# Suggest a low light led



## Boreas (Dec 8, 2015)

I'm starting up a 36" tank that won't be planted. It'll house shell dwelling cichlids. I'm having a hard time finding a light that won't turn my tank into an algae farm. It's only 12" deep. Does anyone make an led light that's minimalist and low wattage? It'll be sitting on top of a rimless tank.

Something like a current plus but not ridiculously over priced.

Thanks!


----------



## Crayon (Apr 13, 2014)

Check out the Tunze submersible LED light that is adjustable so you can keep the light level where you want.
About 200.00 controller is seperate, but you may not need it.


----------



## twobytwo (Oct 25, 2014)

How about a black box? if you search amazon "LED 55x3w" there's a bunch that are popular.


----------



## Boreas (Dec 8, 2015)

Haha, thanks for the suggestions. I think your definition of low light and mine are a little different. I'm thinking I'm going to go with a finnex stingray. The colour isn't adjustable like an RGB unit would be.
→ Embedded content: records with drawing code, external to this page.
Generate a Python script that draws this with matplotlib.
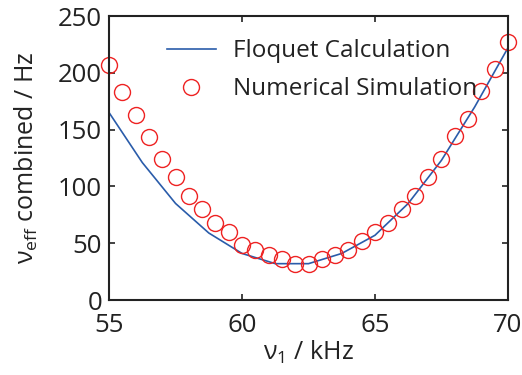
import numpy as np
import matplotlib
matplotlib.use('Agg')
import matplotlib.pyplot as plt

plt.rcParams['font.family'] = ['Open Sans', 'DejaVu Sans']
plt.rcParams['mathtext.fontset'] = 'custom'
plt.rcParams['mathtext.rm'] = 'Open Sans'

# Floquet calculation (1.25 kHz grid)
nu_floquet = [55, 56.25, 57.5, 58.75, 60, 61.25, 62.5, 63.75, 65, 66.25, 67.5, 68.75, 70]
v_floquet = [165, 121, 85, 59, 41, 32, 32, 41, 57, 85, 123, 170, 222]

# Numerical simulation (0.5 kHz grid)
nu_sim = [55, 55.5, 56, 56.5, 57, 57.5, 58, 58.5, 59, 59.5, 60, 60.5, 61, 61.5, 62,
          62.5, 63, 63.5, 64, 64.5, 65, 65.5, 66, 66.5, 67, 67.5, 68, 68.5, 69, 69.5, 70]
v_sim = [207, 183, 163, 143.5, 124, 108, 92, 80, 68, 60, 48, 44, 40, 36, 32,
         32, 36, 40, 44, 52, 60, 68, 80, 92, 108, 124, 144, 159, 184, 203, 227]

fig = plt.figure(figsize=(5.22, 3.75), dpi=100)
ax = fig.add_axes([0.209, 0.2, 0.764, 0.757])

ax.plot(nu_floquet, v_floquet, color='#2a5caa', lw=1.2, label='Floquet Calculation')
ax.plot(nu_sim, v_sim, 'o', mfc='none', mec='#ee2222', ms=11.5, mew=1.0,
        label='Numerical Simulation', clip_on=False)

ax.set_xlim(55, 70)
ax.set_ylim(0, 250)
ax.set_xticks([55, 60, 65, 70])
ax.set_yticks([0, 50, 100, 150, 200, 250])
ax.tick_params(direction='in', length=4, width=1.2, labelsize=18.5, top=True, right=True,
               colors='#222222')
ax.tick_params(axis='x', pad=9)
ax.tick_params(axis='y', pad=5)
for s in ax.spines.values():
    s.set_linewidth(1.5)
    s.set_color('#222222')

ax.set_xlabel(r'ν$_\mathregular{1}$ / kHz', fontsize=18, color='#222222', labelpad=1)
ax.set_ylabel(r'ν$_\mathregular{eff}$ combined / Hz', fontsize=18, color='#222222', labelpad=13)

ax.legend(loc='upper left', bbox_to_anchor=(0.145, 0.918), frameon=False, fontsize=17.5,
          borderpad=0, borderaxespad=0, handlelength=2.0, handletextpad=0.7,
          labelspacing=0.58, numpoints=1, labelcolor='#222222')

fig.savefig('out.png', dpi=100)
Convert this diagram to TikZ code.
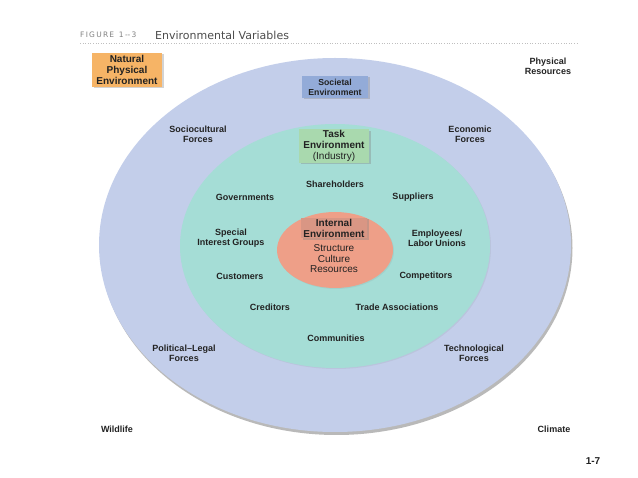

Hopefully the colour it gives out looks good.


----------



## kmz (Jun 27, 2010)

I recently picked up 2 30" Finnex Planted Plus 24/7 LED's for my 6ft Malawi show tank. Lights are fully adjustable / dimmable via remote control.

I have been able to create both high light and low light settings and am happy with their performance.

Only problem is that they are not available in Canada, as I had to order them form the US.


----------



## Boreas (Dec 8, 2015)

The 24/7 lights look awesome. The issue I suppose is that using them in 24/7 mode would definitely constitute high light. I would end up using them dimmed and in one static colour. It would just be a waste on this tank, which won't even have plants. I'm even slightly concerned that the stingray might be too high of a PAR. around 35 at 12". The goal is just to light up the fish and not grow algae.


----------



## Asterix (Feb 5, 2011)

I am also looking at buying the *Planted+ 24/7* for my planted aquarium.

Where did you order yours from? No problem with shipping/duties/extra taxes once it arrived in Ontario?

Cheers,


----------



## Fisheye (Jan 13, 2015)

Hi Boreas,

Joey on Youtube, the King of DIY, just did a full build for shellies-long low tank. He used LED strips.






HTH


----------



## Boreas (Dec 8, 2015)

Hey, that video is what inspired me to get these fish. Mine is a rimless tank, so I ordered an aluminum light channel to rest on top and the rgb strip light just like hisome setup. I think it's going to work great.


----------



## Fisheye (Jan 13, 2015)

Hey! I'm so excited for you and jealous, if I'm honest! That series he did was amazing-everything he does is amazing-and I'm certain my next tank will be shellies because of him. I hope you post pics once you are up and running! May I ask where you sourced your fish?


----------



## Boreas (Dec 8, 2015)

Sure, Mike and Finatics sold me my Lamprologus Similis.


----------



## Fisheye (Jan 13, 2015)

Thanks! They are super great little fish. Enjoy!


----------